## INSTRUCTIONS FOR THE TASK
Below are entries; tally how many lines hold the string "Write" and answer with only that figure.

## DATASET
# # # # # # #

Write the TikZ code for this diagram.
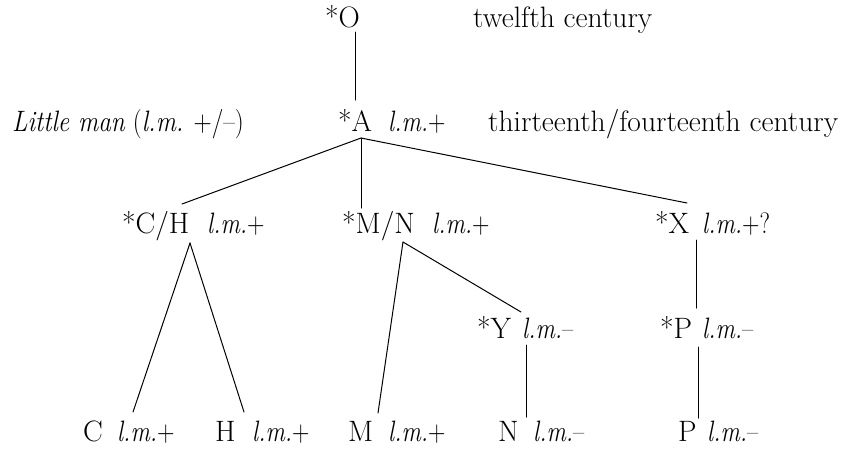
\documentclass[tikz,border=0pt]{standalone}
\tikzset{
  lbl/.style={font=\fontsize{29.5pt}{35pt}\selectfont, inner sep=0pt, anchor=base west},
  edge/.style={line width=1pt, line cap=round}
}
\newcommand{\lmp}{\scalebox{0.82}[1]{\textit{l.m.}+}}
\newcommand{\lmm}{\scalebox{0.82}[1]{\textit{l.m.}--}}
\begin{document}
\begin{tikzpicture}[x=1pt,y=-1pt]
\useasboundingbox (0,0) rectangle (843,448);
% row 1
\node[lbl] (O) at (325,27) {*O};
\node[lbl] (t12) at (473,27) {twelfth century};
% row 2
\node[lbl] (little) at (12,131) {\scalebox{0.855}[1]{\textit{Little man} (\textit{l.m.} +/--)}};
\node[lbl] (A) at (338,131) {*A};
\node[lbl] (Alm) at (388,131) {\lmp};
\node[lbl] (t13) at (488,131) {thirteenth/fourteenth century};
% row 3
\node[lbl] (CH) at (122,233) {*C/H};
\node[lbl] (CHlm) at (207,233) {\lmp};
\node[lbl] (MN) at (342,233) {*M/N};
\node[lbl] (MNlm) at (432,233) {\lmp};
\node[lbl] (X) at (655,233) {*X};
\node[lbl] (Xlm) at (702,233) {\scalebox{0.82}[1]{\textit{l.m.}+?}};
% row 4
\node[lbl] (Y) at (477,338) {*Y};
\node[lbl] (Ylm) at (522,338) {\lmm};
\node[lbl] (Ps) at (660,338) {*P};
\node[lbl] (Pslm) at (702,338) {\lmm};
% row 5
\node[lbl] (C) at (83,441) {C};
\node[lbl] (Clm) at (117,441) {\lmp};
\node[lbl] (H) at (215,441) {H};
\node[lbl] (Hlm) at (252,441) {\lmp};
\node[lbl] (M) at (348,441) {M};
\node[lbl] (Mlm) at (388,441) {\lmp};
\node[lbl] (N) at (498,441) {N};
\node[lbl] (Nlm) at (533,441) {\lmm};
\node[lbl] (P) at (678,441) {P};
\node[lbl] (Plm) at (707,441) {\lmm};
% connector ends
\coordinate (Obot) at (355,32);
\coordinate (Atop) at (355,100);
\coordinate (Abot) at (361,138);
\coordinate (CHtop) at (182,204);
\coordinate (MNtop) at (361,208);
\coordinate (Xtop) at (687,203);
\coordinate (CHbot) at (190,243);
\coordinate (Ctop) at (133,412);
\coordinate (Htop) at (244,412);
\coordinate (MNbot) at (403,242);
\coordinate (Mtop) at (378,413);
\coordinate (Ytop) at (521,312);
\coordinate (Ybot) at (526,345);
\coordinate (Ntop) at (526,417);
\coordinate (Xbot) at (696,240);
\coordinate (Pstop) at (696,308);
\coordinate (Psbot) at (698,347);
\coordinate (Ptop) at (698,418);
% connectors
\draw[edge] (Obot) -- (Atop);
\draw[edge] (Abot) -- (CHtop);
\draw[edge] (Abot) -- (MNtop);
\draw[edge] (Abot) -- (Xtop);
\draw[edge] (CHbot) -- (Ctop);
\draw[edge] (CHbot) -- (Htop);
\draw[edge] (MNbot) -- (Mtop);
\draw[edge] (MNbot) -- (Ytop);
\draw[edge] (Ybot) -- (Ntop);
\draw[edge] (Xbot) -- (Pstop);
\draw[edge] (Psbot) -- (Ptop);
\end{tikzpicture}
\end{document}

# # # # # # #

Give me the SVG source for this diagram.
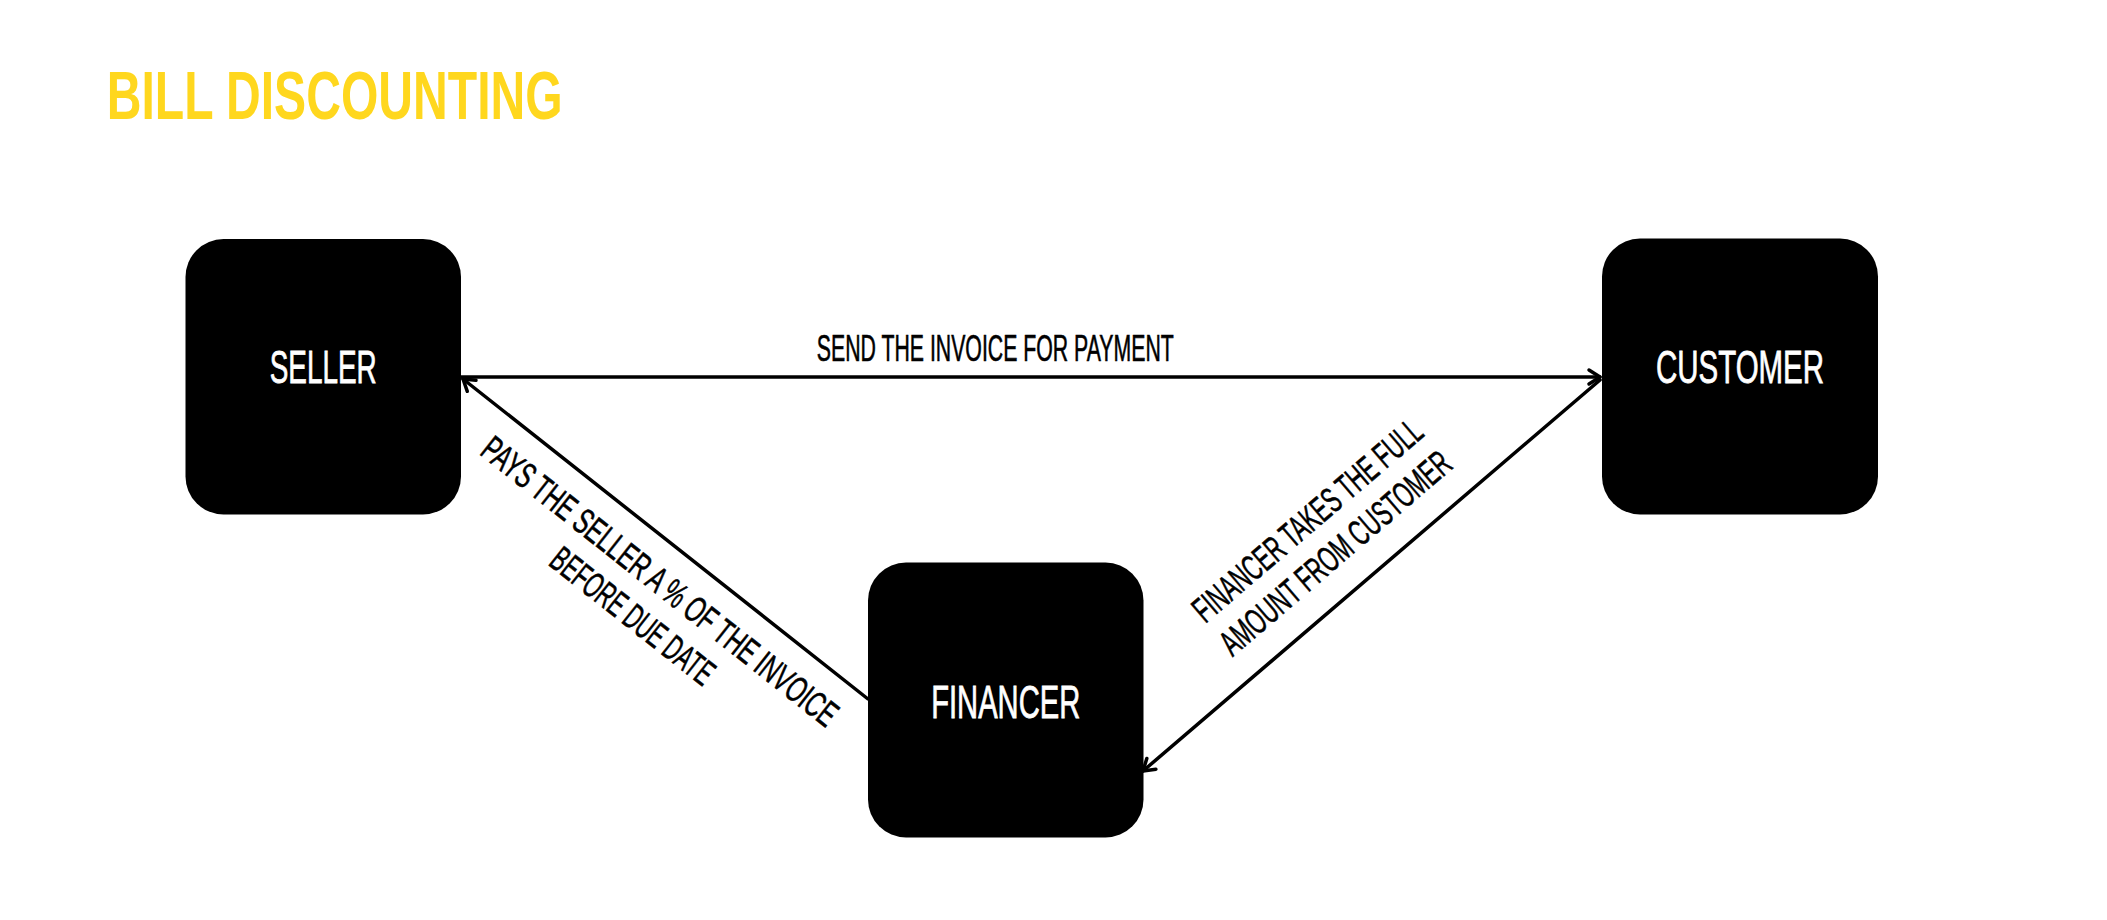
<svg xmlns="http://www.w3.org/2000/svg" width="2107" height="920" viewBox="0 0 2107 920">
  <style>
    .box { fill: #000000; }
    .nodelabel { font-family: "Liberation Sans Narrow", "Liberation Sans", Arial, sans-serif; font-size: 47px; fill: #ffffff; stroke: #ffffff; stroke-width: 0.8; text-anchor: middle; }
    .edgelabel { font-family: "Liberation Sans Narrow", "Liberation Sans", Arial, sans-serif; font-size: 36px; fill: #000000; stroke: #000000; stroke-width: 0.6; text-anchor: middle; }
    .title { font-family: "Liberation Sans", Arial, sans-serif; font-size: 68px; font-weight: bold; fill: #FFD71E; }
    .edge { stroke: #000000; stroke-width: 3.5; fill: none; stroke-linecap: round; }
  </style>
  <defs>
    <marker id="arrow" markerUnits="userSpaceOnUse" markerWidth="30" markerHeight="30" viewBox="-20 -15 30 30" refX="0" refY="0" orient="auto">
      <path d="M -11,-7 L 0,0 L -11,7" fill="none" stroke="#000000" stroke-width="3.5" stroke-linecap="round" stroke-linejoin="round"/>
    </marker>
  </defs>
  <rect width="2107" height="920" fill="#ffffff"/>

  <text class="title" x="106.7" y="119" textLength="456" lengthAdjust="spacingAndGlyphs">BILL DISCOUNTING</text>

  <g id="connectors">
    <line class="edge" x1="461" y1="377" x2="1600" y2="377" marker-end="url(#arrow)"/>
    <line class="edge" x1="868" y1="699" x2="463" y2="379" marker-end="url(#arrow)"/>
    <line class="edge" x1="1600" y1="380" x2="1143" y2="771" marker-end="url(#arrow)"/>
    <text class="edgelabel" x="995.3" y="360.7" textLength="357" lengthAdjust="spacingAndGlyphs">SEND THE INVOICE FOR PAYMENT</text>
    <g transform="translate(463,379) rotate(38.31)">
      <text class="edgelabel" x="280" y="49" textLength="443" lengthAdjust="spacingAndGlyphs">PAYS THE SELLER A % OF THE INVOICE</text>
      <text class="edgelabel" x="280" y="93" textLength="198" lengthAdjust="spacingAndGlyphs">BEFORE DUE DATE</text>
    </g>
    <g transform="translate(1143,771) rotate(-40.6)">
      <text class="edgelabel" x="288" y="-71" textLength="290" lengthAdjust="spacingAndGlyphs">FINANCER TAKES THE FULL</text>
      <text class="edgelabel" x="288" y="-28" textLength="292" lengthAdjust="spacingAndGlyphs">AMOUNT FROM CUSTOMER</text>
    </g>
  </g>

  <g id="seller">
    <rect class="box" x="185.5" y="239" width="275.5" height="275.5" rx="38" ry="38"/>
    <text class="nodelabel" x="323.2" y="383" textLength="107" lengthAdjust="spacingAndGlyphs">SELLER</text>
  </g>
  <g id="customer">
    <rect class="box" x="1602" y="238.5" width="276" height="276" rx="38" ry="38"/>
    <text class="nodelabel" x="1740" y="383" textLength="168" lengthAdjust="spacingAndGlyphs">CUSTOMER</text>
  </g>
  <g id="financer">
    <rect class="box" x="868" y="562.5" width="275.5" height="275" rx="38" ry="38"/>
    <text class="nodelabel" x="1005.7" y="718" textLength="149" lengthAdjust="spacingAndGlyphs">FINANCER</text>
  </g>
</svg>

# # # # # # #

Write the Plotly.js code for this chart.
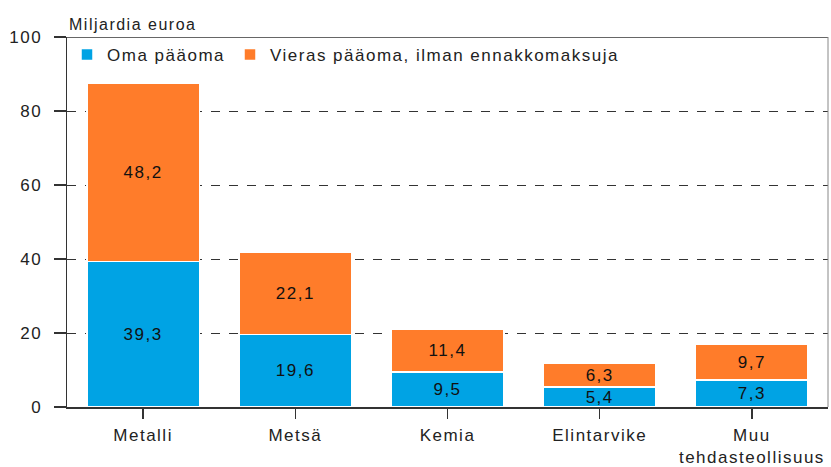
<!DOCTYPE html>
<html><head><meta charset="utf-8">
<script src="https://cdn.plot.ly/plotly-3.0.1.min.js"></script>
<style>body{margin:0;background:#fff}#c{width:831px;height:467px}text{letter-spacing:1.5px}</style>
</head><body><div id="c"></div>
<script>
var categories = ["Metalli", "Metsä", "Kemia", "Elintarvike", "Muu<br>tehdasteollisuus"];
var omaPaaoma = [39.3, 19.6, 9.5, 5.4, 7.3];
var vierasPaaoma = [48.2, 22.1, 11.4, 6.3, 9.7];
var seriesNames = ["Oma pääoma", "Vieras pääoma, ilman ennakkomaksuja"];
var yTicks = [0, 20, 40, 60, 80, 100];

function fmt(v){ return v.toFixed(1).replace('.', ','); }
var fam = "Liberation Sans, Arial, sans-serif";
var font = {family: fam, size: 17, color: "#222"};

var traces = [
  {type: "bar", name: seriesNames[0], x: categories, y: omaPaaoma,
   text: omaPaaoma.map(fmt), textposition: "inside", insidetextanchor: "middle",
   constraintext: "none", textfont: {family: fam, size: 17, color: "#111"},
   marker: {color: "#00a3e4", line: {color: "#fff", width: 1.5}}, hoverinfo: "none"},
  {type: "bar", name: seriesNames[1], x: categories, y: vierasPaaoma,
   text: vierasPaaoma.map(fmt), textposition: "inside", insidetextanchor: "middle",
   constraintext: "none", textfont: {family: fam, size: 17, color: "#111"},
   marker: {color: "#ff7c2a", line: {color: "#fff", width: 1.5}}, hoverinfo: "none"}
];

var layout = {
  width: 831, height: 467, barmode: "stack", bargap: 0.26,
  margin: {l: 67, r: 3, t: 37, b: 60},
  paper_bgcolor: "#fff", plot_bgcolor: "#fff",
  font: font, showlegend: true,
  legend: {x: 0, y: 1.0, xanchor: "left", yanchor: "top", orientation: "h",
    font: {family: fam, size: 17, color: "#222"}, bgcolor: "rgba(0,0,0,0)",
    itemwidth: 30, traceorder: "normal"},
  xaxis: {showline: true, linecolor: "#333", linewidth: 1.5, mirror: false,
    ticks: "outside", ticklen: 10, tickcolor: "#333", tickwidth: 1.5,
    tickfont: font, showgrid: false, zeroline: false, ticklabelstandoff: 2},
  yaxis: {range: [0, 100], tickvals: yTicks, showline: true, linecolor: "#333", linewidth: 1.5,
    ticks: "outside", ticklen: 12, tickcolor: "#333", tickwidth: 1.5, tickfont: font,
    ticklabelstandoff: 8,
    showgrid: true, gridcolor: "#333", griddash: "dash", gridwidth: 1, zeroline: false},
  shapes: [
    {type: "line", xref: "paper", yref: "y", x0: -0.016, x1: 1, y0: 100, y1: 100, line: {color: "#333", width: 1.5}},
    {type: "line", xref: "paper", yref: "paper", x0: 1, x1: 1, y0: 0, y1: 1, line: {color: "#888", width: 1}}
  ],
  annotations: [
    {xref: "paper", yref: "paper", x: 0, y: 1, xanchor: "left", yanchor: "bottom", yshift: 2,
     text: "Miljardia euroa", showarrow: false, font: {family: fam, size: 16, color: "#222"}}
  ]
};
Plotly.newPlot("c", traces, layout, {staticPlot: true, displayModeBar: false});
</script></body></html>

# # # # # # #

## THE ANSWER
2